ECMI presentation at the Research Colloquium of the Institute for Peace Research and Security Policy at the University of Hamburg (IFSH)
ECMI’s Senior Research Associate PD Dr. Jan Asmussen gave a presentation to the Research colloquium of the Institute for Peace Research and Security Policy at the University of Hamburg. Dr. Asmussen talked about ‘Staatsaufbau nach dem Systembaukastenprinzip – Grenzen und Möglichkeiten des Externen State-Building’ (building states with a system construction kit – Limits and chances of external state building).

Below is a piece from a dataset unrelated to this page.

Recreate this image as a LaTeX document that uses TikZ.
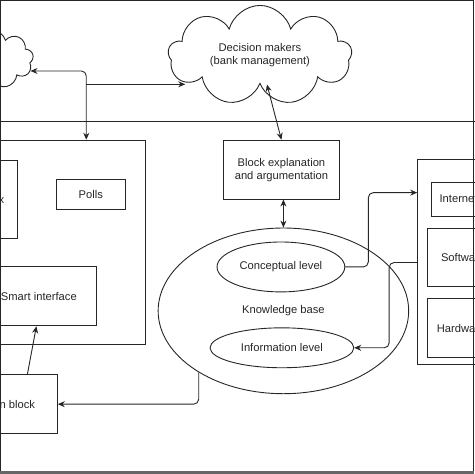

Dr. Asmussen argued that the concept of state-building has been seriously challenged by the realities of international policymaking in cases like Bosnia-Herzegovina and Kosovo. More recently, American state-building efforts in Afghanistan and Iraq have been proven faulty. The main rationale for state-building in those cases was the assumption that failed states can’t be renovated but need to be fundamentally reconstructed from scratch. Accordingly the international community tried to apply a number of tools and methods that had not been tested in previous cases. Moreover, this was done without sufficient analysis of the long term impact state-building measures had or will have in terms of sustainability. There can be no doubt that the concept of state-building, as practised so far, has failed to produce the desired results. One of the reasons might well be that too little responsibility has been put on the shoulders of local politicians and too much was carried on those of the international community. Another reason, not thoroughly thought over yet, is the fact that the international community did away with traditional institutions and instruments that were in place in those failed states and that might have had the potential not only to sustain a reformed state, but also to sustain reforms better.
Assessing the successful balance between traditional justice and sustainable democratic development and societal reconciliation is vital for successful state-building. Dr. Asmussen, in his presentation, evaluated different approaches to transitional justice and state-building in cases as diverse as Germany, Japan, Iraq and Afghanistan. He explored if and how the international community might find ways and means to restructure state-building tools and measures by strengthening traditional institutions rather than creating new ones. However, he warned that if the international community would continue to build states according to the logic of system construction kits there was little chance of success. Especially divided societies like Kosovo, Bosnia, Afghanistan and Iraq that encounter divisions on national, religious and ethnic lines would require careful analyses of minority-majority set-ups in order to secure successful state-building.
Dr. Asmussen is heading ECMI’s research cluster on Conflict and Security. The cluster aims to enhance European security by means of sustainable trust and reconciliation. The cluster has a particular focus on research and revision of reconciliation policies in Europe.